The Journal writes a good primer on marketing online via blogs and search and such. Buried in there is a gem of an anecdote that shows why newspapers and yellow pages are in deep trouble with local advertising — unless they find new ways to serve them and compete with Google:
It’s hard to engage in any public relations, of course, if the public doesn’t know you exist. In early 2004, Kenny Kormendy says he was on welfare and struggling to make ends meet as a taxi driver in the Minneapolis-St. Paul area. He had tried to reach the public through typical means, such as ads in the telephone book or handing out cards at the airport, but says there “were so few calls, it was unreal.”
Mr.

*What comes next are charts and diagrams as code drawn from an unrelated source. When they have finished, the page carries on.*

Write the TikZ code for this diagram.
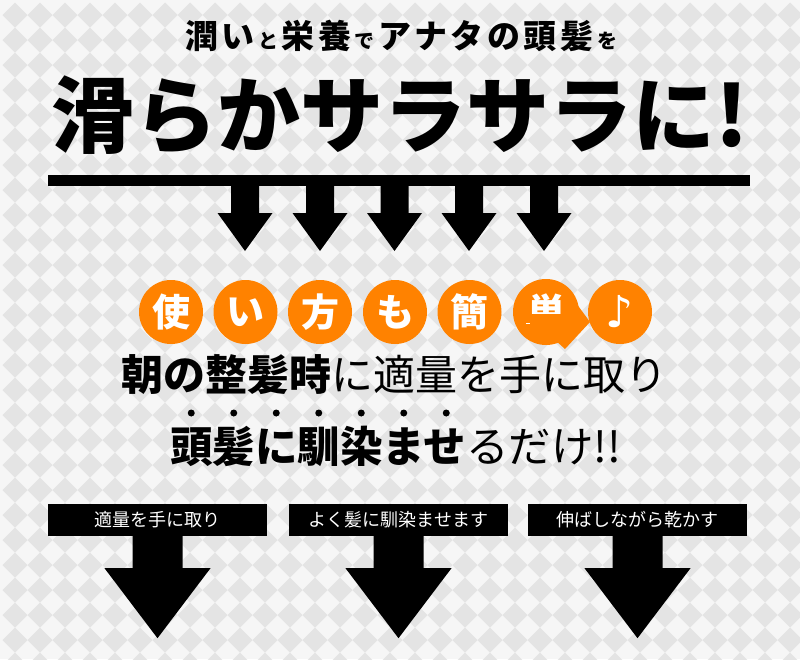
\documentclass[tikz,border=0pt]{standalone}
\usepackage{fontspec}
\newfontfamily\jp{Noto Sans CJK JP}
\newfontfamily\sym{DejaVu Sans}
\definecolor{bglight}{HTML}{F6F6F6}
\definecolor{bgdiam}{HTML}{E4E4E4}
\definecolor{orng}{HTML}{FF8200}
\newcommand\smj[1]{{\fontsize{20}{20}\selectfont #1}}
\newcommand\gp{\hspace{3.5pt}}
\tikzset{
  circ/.style={circle, fill=orng, minimum size=64, inner sep=0, text=white,
    font=\jp\bfseries\fontsize{38}{38}\selectfont},
  stepbox/.style={rectangle, fill=black, minimum width=219, minimum height=32, inner sep=0,
    text=white, font=\jp\fontsize{18}{18}\selectfont},
  emdot/.style={circle, fill=black, minimum size=7, inner sep=0}
}
\begin{document}
\begin{tikzpicture}[x=1pt,y=-1pt]
\useasboundingbox (0,0) rectangle (800,659);
% background pattern
\begin{scope}
\clip (0,0) rectangle (800,659);
\fill[bglight] (0,0) rectangle (800,659);
\foreach \i in {0,...,32} \foreach \j in {0,...,27} {
  \fill[bgdiam] ({15+25*\i},{2.5+25*\j}) -- ++(12.5,12.5) -- ++(-12.5,12.5) -- ++(-12.5,-12.5) -- cycle;
}
\end{scope}
% header
\node[anchor=base, inner sep=0, font=\jp\bfseries\fontsize{33}{33}\selectfont] (top) at (401,48)
  {潤\gp い\gp\smj{と}\gp 栄\gp 養\gp\smj{で}\gp ア\gp ナ\gp タ\gp の\gp 頭\gp 髪\gp\smj{を}};
\node[anchor=base, inner sep=0, font=\jp\bfseries\fontsize{83}{83}\selectfont] (title) at (400,146)
  {滑らかサラサラに!};
% bar with five arrows
\node[fill=black, minimum width=702, minimum height=11, inner sep=0] (bar) at (399,180.5) {};
\foreach \c in {245,320,394.5,469,544} {
  \fill ({\c-14},186) -- ({\c+14},186) -- ({\c+14},213) -- ({\c+27.5},213) -- (\c,251)
     -- ({\c-27.5},213) -- ({\c-14},213) -- cycle;
}
% orange circles
\node[circ] (c1) at (171,312) {使};
\node[circ] (c2) at (245.5,312) {い};
\node[circ] (c3) at (320,312) {方};
\node[circ] (c4) at (395,312) {も};
\node[circ] (c5) at (469.5,312) {簡};
\fill[orng] (546,312) circle (33);
\fill[orng] (576,303) -- (590,322) -- (565,349) -- (555,340) -- cycle;
\begin{scope}
\clip (500,280) rectangle (600,313);
\node[text=white, inner sep=0, font=\jp\bfseries\fontsize{38}{38}\selectfont] (c6) at (546,312) {単};
\end{scope}
\fill[white] (526,322.5) rectangle (530,324);
\node[circle, fill=orng, minimum size=64, inner sep=0, text=white, font=\sym\fontsize{44}{44}\selectfont] (c7) at (620,312) {♪};
% lines
\node[anchor=base west, inner sep=0, font=\jp\fontsize{42}{42}\selectfont] (l1) at (121,390)
  {{\bfseries 朝の整髪時}に適量を手に取り};
\node[anchor=base west, inner sep=0, font=\jp\fontsize{42.5}{42.5}\selectfont] (l2) at (170,462)
  {{\bfseries 頭髪に馴染ませ}るだけ!!};
\foreach \k in {0,...,6} {
  \node[emdot] (d\k) at ({191.25+42.5*\k},413) {};
}
% steps
\node[stepbox] (b1) at (157.5,520) {適量を手に取り};
\node[stepbox] (b2) at (398.5,520) {よく髪に馴染ませます};
\node[stepbox] (b3) at (637.5,520) {伸ばしながら乾かす};
\foreach \b in {b1,b2,b3} {
  \fill (\b.south) ++(-25,0) -- ++(50,0) -- ++(0,32) -- ++(28,0) -- ++(-53,70)
     -- ++(-53,-70) -- ++(28,0) -- cycle;
}
\end{tikzpicture}
\end{document}
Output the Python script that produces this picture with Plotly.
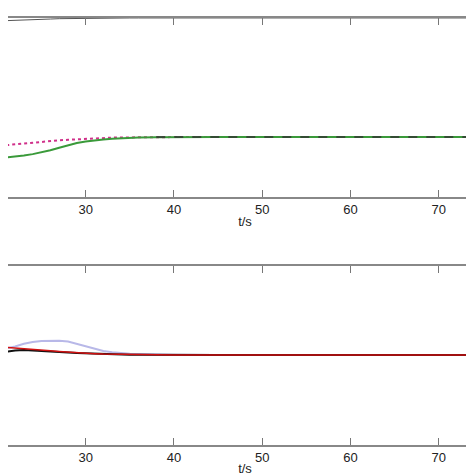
import plotly.graph_objects as go
from plotly.subplots import make_subplots

t = [21, 22, 23, 24, 25, 26, 27, 28, 29, 30, 31, 32, 33, 34, 35, 36, 38, 40, 45, 50, 60, 70, 76]
# top panel
top_black = [0.985, 0.986, 0.988, 0.99, 0.992, 0.994, 0.996, 0.997, 0.998, 0.999, 1.0, 1.0, 1.0, 1.0, 1.0, 1.0, 1.0, 1.0, 1.0, 1.0, 1.0, 1.0, 1.0]
top_magenta = [0.29, 0.295, 0.3, 0.305, 0.309, 0.313, 0.317, 0.32, 0.323, 0.326, 0.328, 0.33, 0.332, 0.333, 0.334, 0.335, 0.335, 0.335, 0.335, 0.335, 0.335, 0.335, 0.335]
top_green = [0.222, 0.226, 0.232, 0.24, 0.25, 0.262, 0.276, 0.29, 0.302, 0.31, 0.317, 0.322, 0.326, 0.329, 0.331, 0.333, 0.334, 0.335, 0.335, 0.335, 0.335, 0.335, 0.335]
top_dash = [None]*16 + [0.335, 0.335, 0.335, 0.335, 0.335, 0.335, 0.335]
# bottom panel
bot_blue = [0.54, 0.55, 0.565, 0.575, 0.58, 0.582, 0.582, 0.578, 0.565, 0.548, 0.535, 0.525, 0.518, 0.513, 0.51, 0.508, 0.505, 0.504, 0.503, 0.503, 0.503, 0.503, 0.503]
bot_red = [0.545, 0.542, 0.538, 0.534, 0.53, 0.526, 0.522, 0.518, 0.515, 0.512, 0.51, 0.508, 0.507, 0.506, 0.505, 0.504, 0.503, 0.503, 0.503, 0.503, 0.503, 0.503, 0.503]
bot_black = [0.52, 0.528, 0.53, 0.528, 0.525, 0.522, 0.519, 0.516, 0.513, 0.511, 0.509, 0.507, 0.506, 0.505, 0.504, 0.504, 0.503, 0.503, 0.503, 0.503, 0.503, 0.503, 0.503]

xticks = [30, 40, 50, 60, 70]

fig = make_subplots(rows=2, cols=1, vertical_spacing=0.1)
fig.add_trace(go.Scatter(x=t, y=top_black, mode="lines", line=dict(color="#555555", width=1)), 1, 1)
fig.add_trace(go.Scatter(x=t, y=top_magenta, mode="lines", line=dict(color="#d0308a", width=2, dash="dot")), 1, 1)
fig.add_trace(go.Scatter(x=t, y=top_green, mode="lines", line=dict(color="#3a9a3a", width=2)), 1, 1)
fig.add_trace(go.Scatter(x=t, y=top_dash, mode="lines", line=dict(color="#333333", width=1.5, dash="dash")), 1, 1)
fig.add_trace(go.Scatter(x=t, y=bot_blue, mode="lines", line=dict(color="#b8b8e8", width=2)), 2, 1)
fig.add_trace(go.Scatter(x=t, y=bot_black, mode="lines", line=dict(color="#111111", width=2)), 2, 1)
fig.add_trace(go.Scatter(x=t, y=bot_red, mode="lines", line=dict(color="#d01010", width=1.5)), 2, 1)

ax = dict(range=[21.2, 74.9], tickvals=xticks, ticks="inside", ticklen=7, tickcolor="#777",
          showline=True, linecolor="#888", linewidth=1.5, mirror="ticks", showgrid=False, zeroline=False,
          automargin=False,
          tickfont=dict(size=13, color="#222", family="Liberation Sans"),
          title=dict(text="t/s", font=dict(size=13, color="#222", family="Liberation Sans"), standoff=0))
fig.update_xaxes(**ax)
fig.update_yaxes(range=[0, 1.0], visible=False, automargin=False)
fig.update_layout(width=474, height=474, margin=dict(l=0, r=0, t=0, b=0), showlegend=False,
                  plot_bgcolor="white", paper_bgcolor="white",
                  xaxis=dict(domain=[0, 1]), xaxis2=dict(domain=[0, 1]),
                  yaxis=dict(domain=[0.601, 0.979]), yaxis2=dict(domain=[0.078, 0.456]))
fig.write_html("out.html")
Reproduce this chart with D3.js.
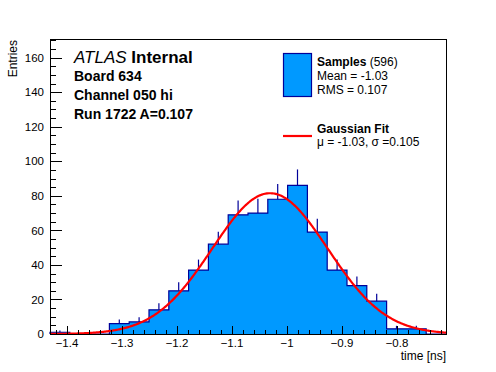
<!DOCTYPE html>
<html lang="en">
<head>
    <meta charset="utf-8">
    <title>Board 634 timing</title>
    <script src="https://cdn.jsdelivr.net/npm/d3@7/dist/d3.min.js"></script>
    <style>
        body { margin: 0; background: #fff; }
        svg { font-family: "Liberation Sans", Arial, Helvetica, sans-serif; }
        .axis path.domain { display: none; }
        .axis line { stroke: #000; shape-rendering: crispEdges; }
    </style>
</head>
<body>
    <div id="chart"></div>
    <script>
        // histogram of time [ns], 20 bins
        const binLow = -1.43;
        const binWidth = 0.036;
        const counts = [1, 0, 0, 6, 7, 14, 25, 37, 52, 69, 70, 78, 86, 59, 37, 28, 19, 3, 3, 0];

        // fit parameters (from the legend)
        const fitMean = -1.03;
        const fitSigma = 0.105;
        const fitAmp = 81.5;

        const xMajor = [-1.4, -1.3, -1.2, -1.1, -1.0, -0.9, -0.8];
        const xMajorLabels = ["\u22121.4", "\u22121.3", "\u22121.2", "\u22121.1", "\u22121", "\u22120.9", "\u22120.8"];
        const yMajor = [0, 20, 40, 60, 80, 100, 120, 140, 160];

        const infoLines = ["Board 634", "Channel 050 hi", "Run 1722 A=0.107"];

        const width = 496, height = 372;
        const padL = 50, padR = 446, padT = 39.5, padB = 334;

        const svg = d3.select("#chart").append("svg")
            .attr("width", width)
            .attr("height", height);

        const x = d3.scaleLinear()
            .domain([binLow, binLow + binWidth * counts.length])
            .range([padL, padR]);
        const y = d3.scaleLinear()
            .domain([0, 170.5])
            .range([padB, padT]);

        const navy = "#000099";
        const fillBlue = "#0099ff";

        // histogram as a step path
        const pts = [[x(binLow), y(0)]];
        counts.forEach((c, i) => {
            const x0 = x(binLow + i * binWidth), x1 = x(binLow + (i + 1) * binWidth);
            pts.push([x0, y(c)], [x1, y(c)]);
        });
        pts.push([x(binLow + counts.length * binWidth), y(0)]);

        svg.append("path")
            .attr("d", d3.line()(pts))
            .attr("fill", fillBlue)
            .attr("stroke", navy)
            .attr("stroke-width", 1.2);

        // error bars (upper half shows above the fill)
        svg.append("g").selectAll("line")
            .data(counts.map((c, i) => ({ c, i })).filter(d => d.c > 0))
            .enter().append("line")
            .attr("x1", d => x(binLow + (d.i + 0.5) * binWidth))
            .attr("x2", d => x(binLow + (d.i + 0.5) * binWidth))
            .attr("y1", d => y(d.c))
            .attr("y2", d => y(d.c + Math.sqrt(d.c)))
            .attr("stroke", navy)
            .attr("stroke-width", 1.2);

        // gaussian fit curve
        const fitXs = d3.range(0, 401).map(k => binLow + k * (binWidth * counts.length) / 400);
        const gauss = v => fitAmp * Math.exp(-0.5 * Math.pow((v - fitMean) / fitSigma, 2));
        svg.append("path")
            .attr("d", d3.line().x(v => x(v)).y(v => y(gauss(v)))(fitXs))
            .attr("fill", "none")
            .attr("stroke", "#ff0000")
            .attr("stroke-width", 2.2);

        // axes
        const xAxisG = svg.append("g").attr("class", "axis")
            .attr("transform", `translate(0,${padB})`);
        xAxisG.call(d3.axisBottom(x).tickValues(d3.range(-1.42, -0.71, 0.02)).tickSize(-4).tickFormat(""));
        xAxisG.append("g").call(d3.axisBottom(x).tickValues(xMajor).tickSize(-8).tickPadding(5)
            .tickFormat((d, i) => xMajorLabels[i]));
        xAxisG.selectAll("text").attr("font-size", 11.5).attr("fill", "#000").attr("font-family", null);

        const yAxisG = svg.append("g").attr("class", "axis")
            .attr("transform", `translate(${padL},0)`);
        yAxisG.call(d3.axisLeft(y).tickValues(d3.range(0, 171, 5)).tickSize(-6).tickFormat(""));
        yAxisG.append("g").call(d3.axisLeft(y).tickValues(yMajor).tickSize(-12).tickPadding(6));
        yAxisG.selectAll("text").attr("font-size", 11.5).attr("fill", "#000").attr("font-family", null);

        // frame
        svg.append("rect")
            .attr("x", padL).attr("y", padT)
            .attr("width", padR - padL).attr("height", padB - padT)
            .attr("fill", "none").attr("stroke", "#000")
            .attr("shape-rendering", "crispEdges");

        // axis titles
        svg.append("text")
            .attr("x", padR).attr("y", 359.5)
            .attr("text-anchor", "end")
            .attr("font-size", 12)
            .text("time [ns]");
        svg.append("text")
            .attr("transform", "translate(17,40) rotate(-90)")
            .attr("text-anchor", "end")
            .attr("font-size", 12)
            .text("Entries");

        // ATLAS label
        const atlas = svg.append("text").attr("x", 74).attr("y", 63).attr("font-size", 17);
        atlas.append("tspan").attr("font-style", "italic").text("ATLAS");
        atlas.append("tspan").attr("font-weight", "bold").text(" Internal");

        svg.append("g").selectAll("text")
            .data(infoLines)
            .enter().append("text")
            .attr("x", 74)
            .attr("y", (d, i) => 80.5 + i * 19)
            .attr("font-size", 14)
            .attr("font-weight", "bold")
            .text(d => d);

        // legend
        const lg = svg.append("g");
        lg.append("rect")
            .attr("x", 283.5).attr("y", 53.5).attr("width", 28).attr("height", 43)
            .attr("fill", fillBlue).attr("stroke", navy).attr("stroke-width", 1.2);
        const s1 = lg.append("text").attr("x", 317).attr("y", 65.5).attr("font-size", 12);
        s1.append("tspan").attr("font-weight", "bold").text("Samples");
        s1.append("tspan").text(" (596)");
        lg.append("text").attr("x", 317).attr("y", 79.5).attr("font-size", 12).text("Mean = -1.03");
        lg.append("text").attr("x", 317).attr("y", 94).attr("font-size", 12).text("RMS = 0.107");

        lg.append("line")
            .attr("x1", 283).attr("x2", 312).attr("y1", 136).attr("y2", 136)
            .attr("stroke", "#ff0000").attr("stroke-width", 2.2);
        lg.append("text").attr("x", 317).attr("y", 132.5).attr("font-size", 12)
            .attr("font-weight", "bold").text("Gaussian Fit");
        lg.append("text").attr("x", 317).attr("y", 146).attr("font-size", 12)
            .text("\u03bc = -1.03, \u03c3 =0.105");
    </script>
</body>
</html>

Kormendy was decent on computers, he says, and so he built a rough Web site for his company, Gopher State Taxi, figuring travelers coming to town might locate him when searching for transportation. But he never popped up front and center in search-engine results until he stumbled upon Google’s AdWords service, a cost-per-click advertising program that rotates advertisements on the right side of Google’s search page based on the specific keywords a user types. He decided to give it a shot.
It paid off. In recent months, Gopher State Taxi has routinely popped first on Google’s sponsored link for core keywords, including: “Minneapolis, airport, taxi.” Mr. Kormendy says his business has grown to a network of nearly three dozen cabs and he is off welfare. He estimates his total payout to Google is about $175 to $205 monthly, based on how many clicks his ads get. “People with cellphones on planes can find me,” he says. “Almost every time I ask someone, they tell me it was on the Internet. And nine times out of 10 it’s from Google. I don’t have $50,000 to compete with [bigger taxi companies]. But with what I create off the Internet, I can blow them away.”
Increasingly people turn to the Internet instead of phone books or newspapers to find restaurants, office-supply vendors or any kind of service. In addition to advertising opportunities, companies including Google, Microsoft, Yahoo, Amazon Inc. and Time Warner Inc.’s America Online unit are tailoring their search products to include maps, narrowed neighborhood searches and storefront images to court small businesses with local audiences.